Here is a note from Katie that I thought you might like:image

So, out of the ashes comes more insight... I don't know how to cope or deal with negative emotions - I hate them, I am extremely uncomfortable with them, I simply do not know what to do with them.

I learned at an early age not to express my emotions - I hardly ever saw either of my parents expressing emotion to them or others.

I learned to pent up my anger and sadness - for the most part I was a loner during school - I preferred to be alone... all of the photographs of me during holidays I am alone, melancholy and moody... it is the fabric of who I am... When confronted with really uncomfortable feelings like anger, intense sadness, I don't know what to do.

Obviously at an early age I learned to take comfort with food. I don't know when that began, but it too has been part of my entire life.

My fear is that if I don't understand how to sit with my feelings, that I will seek out other unhealthy behaviors (drinking comes to mind) to soothe what I feel - because what I FEEL is incredibly intense and uncomfortable.

Blow outs with family members make me keenly aware of this problem - of course people close to us are those who will push the buttons that they know well...
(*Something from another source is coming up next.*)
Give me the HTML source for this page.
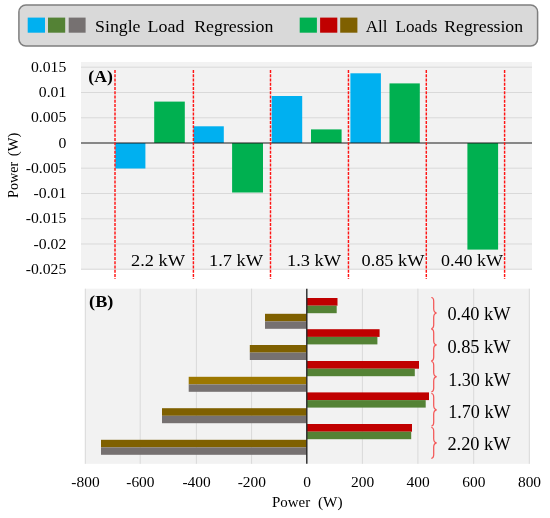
<!DOCTYPE html>
<html lang="en"><head><meta charset="utf-8"><title>Regression power chart</title>
<style>html,body{margin:0;padding:0;background:#fff}svg{display:block}</style></head>
<body>
<svg width="550" height="518" viewBox="0 0 550 518" font-family='"Liberation Serif", "Times New Roman", serif' fill="#000">
<rect width="550" height="518" fill="#fff"/>
<g id="legend">
<rect x="18.9" y="4.9" width="518.7" height="41.2" rx="7" ry="7" fill="#d9d9d9" stroke="#7f7f7f" stroke-width="1.5"/>
<rect x="27.7" y="17.6" width="17.3" height="15.1" fill="#00b0f0"/>
<rect x="48.0" y="17.6" width="17.2" height="15.1" fill="#548235"/>
<rect x="68.7" y="17.6" width="16.9" height="15.1" fill="#767171"/>
<rect x="299.7" y="17.6" width="17.2" height="15.1" fill="#00b050"/>
<rect x="320.1" y="17.6" width="17.2" height="15.1" fill="#c00000"/>
<rect x="340.2" y="17.6" width="17.2" height="15.1" fill="#7f6000"/>
<text x="95.1" y="31.8" font-size="17.7" textLength="45.4" lengthAdjust="spacingAndGlyphs">Single</text>
<text x="147.6" y="31.8" font-size="17.7" textLength="36.8" lengthAdjust="spacingAndGlyphs">Load</text>
<text x="194.2" y="31.8" font-size="17.7" textLength="79.2" lengthAdjust="spacingAndGlyphs">Regression</text>
<text x="365.8" y="31.8" font-size="17.7" textLength="21.8" lengthAdjust="spacingAndGlyphs">All</text>
<text x="395.6" y="31.8" font-size="17.7" textLength="41.8" lengthAdjust="spacingAndGlyphs">Loads</text>
<text x="444.3" y="31.8" font-size="17.7" textLength="78.8" lengthAdjust="spacingAndGlyphs">Regression</text>
</g>
<g id="plotA">
<rect x="81" y="62" width="451" height="207.89999999999998" fill="#f2f2f2"/>
<line x1="81" x2="532" y1="67.2" y2="67.2" stroke="#d9d9d9" stroke-width="1"/>
<text transform="translate(66.3,71.8) scale(1.085,1)" font-size="14.5" text-anchor="end">0.015</text>
<line x1="81" x2="532" y1="92.5" y2="92.5" stroke="#d9d9d9" stroke-width="1"/>
<text transform="translate(66.3,97.1) scale(1.085,1)" font-size="14.5" text-anchor="end">0.01</text>
<line x1="81" x2="532" y1="117.8" y2="117.8" stroke="#d9d9d9" stroke-width="1"/>
<text transform="translate(66.3,122.3) scale(1.085,1)" font-size="14.5" text-anchor="end">0.005</text>
<text transform="translate(66.3,147.6) scale(1.085,1)" font-size="14.5" text-anchor="end">0</text>
<line x1="81" x2="532" y1="168.2" y2="168.2" stroke="#d9d9d9" stroke-width="1"/>
<text transform="translate(66.3,172.8) scale(1.085,1)" font-size="14.5" text-anchor="end">-0.005</text>
<line x1="81" x2="532" y1="193.5" y2="193.5" stroke="#d9d9d9" stroke-width="1"/>
<text transform="translate(66.3,198.1) scale(1.085,1)" font-size="14.5" text-anchor="end">-0.01</text>
<line x1="81" x2="532" y1="218.8" y2="218.8" stroke="#d9d9d9" stroke-width="1"/>
<text transform="translate(66.3,223.3) scale(1.085,1)" font-size="14.5" text-anchor="end">-0.015</text>
<line x1="81" x2="532" y1="244.0" y2="244.0" stroke="#d9d9d9" stroke-width="1"/>
<text transform="translate(66.3,248.6) scale(1.085,1)" font-size="14.5" text-anchor="end">-0.02</text>
<line x1="81" x2="532" y1="269.2" y2="269.2" stroke="#d9d9d9" stroke-width="1"/>
<text transform="translate(66.3,273.9) scale(1.085,1)" font-size="14.5" text-anchor="end">-0.025</text>
<rect x="115.3" y="143.0" width="30.1" height="25.5" fill="#00b0f0"/>
<rect x="154.2" y="101.6" width="30.6" height="41.4" fill="#00b050"/>
<rect x="193.5" y="126.3" width="30.3" height="16.7" fill="#00b0f0"/>
<rect x="232.1" y="143.0" width="30.9" height="49.5" fill="#00b050"/>
<rect x="271.7" y="96.0" width="30.5" height="47.0" fill="#00b0f0"/>
<rect x="311.0" y="129.4" width="30.6" height="13.6" fill="#00b050"/>
<rect x="350.4" y="73.3" width="30.5" height="69.7" fill="#00b0f0"/>
<rect x="389.5" y="83.4" width="30.3" height="59.6" fill="#00b050"/>
<rect x="467.4" y="143.0" width="30.7" height="106.6" fill="#00b050"/>
<line x1="81" x2="532" y1="143.0" y2="143.0" stroke="#1c1c1c" stroke-width="1.2"/>
<line x1="115" x2="115" y1="70" y2="278.9" stroke="#ff1414" stroke-width="1.45" stroke-dasharray="3.1 1.15"/>
<line x1="193.4" x2="193.4" y1="70" y2="278.9" stroke="#ff1414" stroke-width="1.45" stroke-dasharray="3.1 1.15"/>
<line x1="270.5" x2="270.5" y1="70" y2="278.9" stroke="#ff1414" stroke-width="1.45" stroke-dasharray="3.1 1.15"/>
<line x1="348.45" x2="348.45" y1="70" y2="278.9" stroke="#ff1414" stroke-width="1.45" stroke-dasharray="3.1 1.15"/>
<line x1="426.3" x2="426.3" y1="70" y2="278.9" stroke="#ff1414" stroke-width="1.45" stroke-dasharray="3.1 1.15"/>
<line x1="504.6" x2="504.6" y1="70" y2="278.9" stroke="#ff1414" stroke-width="1.45" stroke-dasharray="3.1 1.15"/>
<text x="131" y="266.1" font-size="17.2" textLength="54.0" lengthAdjust="spacingAndGlyphs">2.2 kW</text>
<text x="209" y="266.1" font-size="17.2" textLength="54.0" lengthAdjust="spacingAndGlyphs">1.7 kW</text>
<text x="287" y="266.1" font-size="17.2" textLength="54.0" lengthAdjust="spacingAndGlyphs">1.3 kW</text>
<text x="361.5" y="266.1" font-size="17.2" textLength="62.9" lengthAdjust="spacingAndGlyphs">0.85 kW</text>
<text x="441" y="266.1" font-size="17.2" textLength="62.0" lengthAdjust="spacingAndGlyphs">0.40 kW</text>
<text transform="translate(88.3,82.1) scale(1.055,1)" font-size="16.8" font-weight="bold">(A)</text>
<text transform="translate(18.2,197.9) rotate(-90)" font-size="14.3" textLength="36.2" lengthAdjust="spacingAndGlyphs">Power</text>
<text transform="translate(18.2,156.2) rotate(-90)" font-size="14.3" textLength="23.6" lengthAdjust="spacingAndGlyphs">(W)</text>
</g>
<g id="plotB">
<rect x="84.9" y="288.7" width="445.0" height="175.10000000000002" fill="#f2f2f2"/>
<line x1="85.3" x2="85.3" y1="288.7" y2="463.8" stroke="#d9d9d9" stroke-width="1"/>
<text transform="translate(85.5,487.1) scale(1.065,1)" font-size="14.5" text-anchor="middle">-800</text>
<line x1="140.2" x2="140.2" y1="288.7" y2="463.8" stroke="#d9d9d9" stroke-width="1"/>
<text transform="translate(140.4,487.1) scale(1.065,1)" font-size="14.5" text-anchor="middle">-600</text>
<line x1="196.4" x2="196.4" y1="288.7" y2="463.8" stroke="#d9d9d9" stroke-width="1"/>
<text transform="translate(196.6,487.1) scale(1.065,1)" font-size="14.5" text-anchor="middle">-400</text>
<line x1="251.6" x2="251.6" y1="288.7" y2="463.8" stroke="#d9d9d9" stroke-width="1"/>
<text transform="translate(251.8,487.1) scale(1.065,1)" font-size="14.5" text-anchor="middle">-200</text>
<text transform="translate(307.0,487.1) scale(1.065,1)" font-size="14.5" text-anchor="middle">0</text>
<line x1="362.4" x2="362.4" y1="288.7" y2="463.8" stroke="#d9d9d9" stroke-width="1"/>
<text transform="translate(362.6,487.1) scale(1.065,1)" font-size="14.5" text-anchor="middle">200</text>
<line x1="417.9" x2="417.9" y1="288.7" y2="463.8" stroke="#d9d9d9" stroke-width="1"/>
<text transform="translate(418.1,487.1) scale(1.065,1)" font-size="14.5" text-anchor="middle">400</text>
<line x1="473.7" x2="473.7" y1="288.7" y2="463.8" stroke="#d9d9d9" stroke-width="1"/>
<text transform="translate(473.9,487.1) scale(1.065,1)" font-size="14.5" text-anchor="middle">600</text>
<line x1="529.3" x2="529.3" y1="288.7" y2="463.8" stroke="#d9d9d9" stroke-width="1"/>
<text transform="translate(529.5,487.1) scale(1.065,1)" font-size="14.5" text-anchor="middle">800</text>
<rect x="306.8" y="298.0" width="30.7" height="7.7" fill="#c00000"/>
<rect x="306.8" y="305.7" width="29.9" height="7.5" fill="#548235"/>
<rect x="265.0" y="313.8" width="41.8" height="7.6" fill="#7f6000"/>
<rect x="265.0" y="321.4" width="41.8" height="7.4" fill="#767171"/>
<rect x="306.8" y="329.2" width="72.8" height="7.7" fill="#c00000"/>
<rect x="306.8" y="336.9" width="70.6" height="7.5" fill="#548235"/>
<rect x="249.8" y="345.0" width="57.0" height="7.6" fill="#7f6000"/>
<rect x="249.8" y="352.6" width="57.0" height="7.4" fill="#767171"/>
<rect x="306.8" y="361.0" width="112.2" height="7.7" fill="#c00000"/>
<rect x="306.8" y="368.7" width="108.0" height="7.5" fill="#548235"/>
<rect x="188.7" y="376.8" width="118.1" height="7.6" fill="#9c7700"/>
<rect x="188.7" y="384.4" width="118.1" height="7.4" fill="#767171"/>
<rect x="306.8" y="392.4" width="122.2" height="7.7" fill="#c00000"/>
<rect x="306.8" y="400.1" width="118.9" height="7.5" fill="#548235"/>
<rect x="162.0" y="408.2" width="144.8" height="7.6" fill="#7f6000"/>
<rect x="162.0" y="415.8" width="144.8" height="7.4" fill="#767171"/>
<rect x="306.8" y="424.0" width="105.2" height="7.7" fill="#c00000"/>
<rect x="306.8" y="431.7" width="104.4" height="7.5" fill="#548235"/>
<rect x="101.0" y="439.8" width="205.8" height="7.6" fill="#7f6000"/>
<rect x="101.0" y="447.4" width="205.8" height="7.4" fill="#767171"/>
<line x1="306.8" x2="306.8" y1="288.7" y2="463.8" stroke="#262626" stroke-width="1.4"/>
<path d="M431.3,297.5 q2.4,0.2 2.4,3.8 V308.8 q0,3.6 2.9,4.2 q-2.9,0.6 -2.9,4.2 V324.7 q0,3.5999999999999996 -2.4,3.8" fill="none" stroke="#f45858" stroke-width="1.25"/>
<path d="M431.3,329.1 q2.4,0.2 2.4,3.8 V340.7 q0,3.6 2.9,4.2 q-2.9,0.6 -2.9,4.2 V356.9 q0,3.5999999999999996 -2.4,3.8" fill="none" stroke="#f45858" stroke-width="1.25"/>
<path d="M431.3,361.5 q2.4,0.2 2.4,3.8 V372.5 q0,3.6 2.9,4.2 q-2.9,0.6 -2.9,4.2 V388.1 q0,3.5999999999999996 -2.4,3.8" fill="none" stroke="#f45858" stroke-width="1.25"/>
<path d="M431.3,393.5 q2.4,0.2 2.4,3.8 V405.6 q0,3.6 2.9,4.2 q-2.9,0.6 -2.9,4.2 V422.2 q0,3.5999999999999996 -2.4,3.8" fill="none" stroke="#f45858" stroke-width="1.25"/>
<path d="M431.3,427.5 q2.4,0.2 2.4,3.8 V438.7 q0,3.6 2.9,4.2 q-2.9,0.6 -2.9,4.2 V454.5 q0,3.5999999999999996 -2.4,3.8" fill="none" stroke="#f45858" stroke-width="1.25"/>
<text x="447.4" y="320.2" font-size="17.8" textLength="63.2" lengthAdjust="spacingAndGlyphs">0.40 kW</text>
<text x="447.4" y="352.5" font-size="17.8" textLength="63.2" lengthAdjust="spacingAndGlyphs">0.85 kW</text>
<text x="448.2" y="385.5" font-size="17.8" textLength="62.4" lengthAdjust="spacingAndGlyphs">1.30 kW</text>
<text x="448.2" y="417.8" font-size="17.8" textLength="62.4" lengthAdjust="spacingAndGlyphs">1.70 kW</text>
<text x="447.4" y="450.1" font-size="17.8" textLength="63.2" lengthAdjust="spacingAndGlyphs">2.20 kW</text>
<text transform="translate(89.1,307.4) scale(1.09,1)" font-size="16.7" font-weight="bold">(B)</text>
<text x="272" y="507" font-size="15" textLength="38.2" lengthAdjust="spacingAndGlyphs">Power</text>
<text x="318" y="507" font-size="15" textLength="24.7" lengthAdjust="spacingAndGlyphs">(W)</text>
</g>
</svg>
</body></html>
Have you ever suppressed emotions only to increase eating? Of course you have, who hasn't? Feel free to share your stories with us. Writing will help you heel and help others understand that they are not alone.

Comments

You know, I never thought I

You know, I never thought I was an emotional eater. I didn't eat excessively when I was depressed or happy (some do). I know I eat out of boredom. But after reading this, I see that I eat the most when suppressing feelings...which is most of the time. I feel numb mostly but can cry at the drop of a hat from suppression. Both of these are triggers for me. I just never realized it! I wonder, if I can stay 'conscience' and 'in the moment' will this help me to finally change?